En cas de divorce, le conjoint débiteur doit-il entamer son troisième pilier pour payer la contribution d’entretien de l’ex-épouse ?
Rose et Lucien sont mariés depuis 30 ans sous le régime de la séparation de biens, Rose s’étant occupée du ménage et des enfants. Aujourd’hui, Lucien, médecin indépendant, a accumulé une prévoyance vieillesse importante sous forme d’assurance-vie (3e pilier).
En cas de divorce, Rose pourra-t-elle exiger de Lucien qu’il puise sur son troisième pilier pour honorer la contribution d’entretien qu’il devra lui verser ?
Réponse
Le mariage de 30 ans a concrètement influencé la situation de Rose et Lucien. Lucien devra verser une contribution d’entretien à Rose, qui devra aussi servir à la constitution d’une prévoyance vieillesse appropriée. C’est d’autant plus vrai que Lucien n’a pas de deuxième pilier sujet à partage et que le régime matrimonial de la séparation de biens ne permettra pas à Rose de bénéficier du partage de l’épargne réalisée par Lucien sur la base des revenus de son travail.

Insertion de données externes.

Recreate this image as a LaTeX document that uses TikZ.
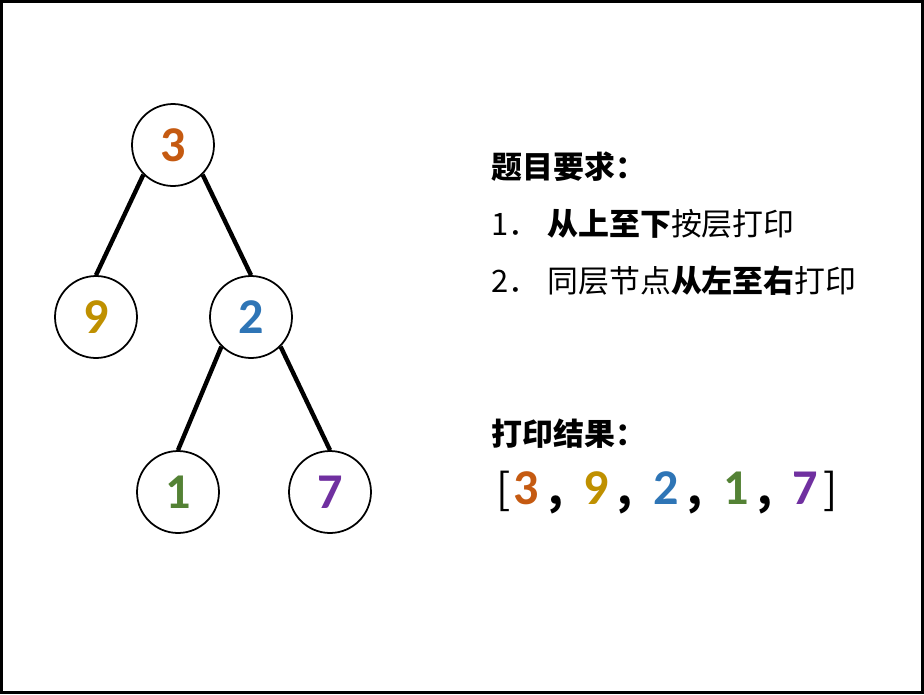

Au besoin, Lucien devra entamer sa fortune pour pouvoir payer la contribution d’entretien de Rose, le montant de la contribution étant fixé généreusement de façon à permettre à celle-ci de continuer le train de vie adopté pendant le mariage.
Au sujet du partage du 2e pilier, voir Effets du divorce >> 2e pilier et divorce >> 1. Partage du 2 pilier (divorce).
Sur le régime matrimonial de la séparation de biens, voir Régimes matrimoniaux >> 3. Séparation de biens.
Pour en savoir plus (sources & règles applicables en droit suisse)
Sur les règles générales en matière de fixation de contribution d’entretien, voir 1. Entretien ex-épouse : un droit ?
Le mari doit entamer sa fortune pour payer la pension alimentaire seulement si la retraite de l’ex-femme n’est pas déjà assurée
Selon le Tribunal fédéral, le montant de la contribution d’entretien équitable dépend, entre autres composantes, de la fortune des époux, ainsi que des expectatives de l’assurance-vieillesse et survivants et de la prévoyance professionnelle ou d’autres formes de prévoyance privée ou publique, y compris le résultat prévisible du partage des prestations de sortie; cette dernière disposition vise, notamment les prétentions découlant d’une assurance sur la vie.
Le juge doit donc tout d’abord liquider le régime matrimonial, puis partager la prévoyance professionnelle acquise durant le mariage (2e pilier). Si chaque époux reçoit la moitié de l’épargne accumulée par l’autre dans le cadre de la liquidation du régime de la participation aux acquêts, l’égalité entre eux est garantie. Mais si, en raison du régime matrimonial qui a été choisi (par ex. séparation des biens), l’un des époux (par ex. le mari) conserve l’entier, ou une part supérieure à la moitié, de l’épargne destinée à la vieillesse du couple, cet époux doit entamer la substance de cette fortune pour contribuer à l’entretien convenable de son conjoint (par ex. la femme).
Quel bien devra vendre le mari pour payer la pension alimentaire ?
Dans le cas où le mari débiteur de l’entretien ne peut verser une pension alimentaire permettant d’assurer la prévoyance vieillesse de l’ex-épouse au moyen de ses revenus, il faut rechercher quelle est la fortune du mari. Suivant la fonction et la composition de la fortune des époux, on peut attendre du débiteur d’aliments (l’ex-mari) – comme du créancier (l’ex-épouse) – qu’il en entame la substance. En particulier, si la fortune a été accumulée dans un but de prévoyance pour les vieux jours, il est justifié de l’utiliser pour assurer l’entretien des époux après leur retraite.
En revanche, le mari ne devra pas vendre des biens lorsque :
- les biens patrimoniaux ne peuvent être facilement vendus,
- qu’ils ont été acquis par succession
- ou investis dans la maison d’habitation.
En outre, pour respecter le principe d’égalité entre les époux, on ne saurait exiger du mari qu’il entame sa fortune que si on impose à ex-épouse d’en faire autant, à moins qu’elle n’en soit dépourvu.
Lorsqu’un époux, indépendant, n’a pas constitué de deuxième pilier, il faut admettre que l’épargne privée vise essentiellement un but de prévoyance. Voir ATF 129 III 7, consid. 3.2.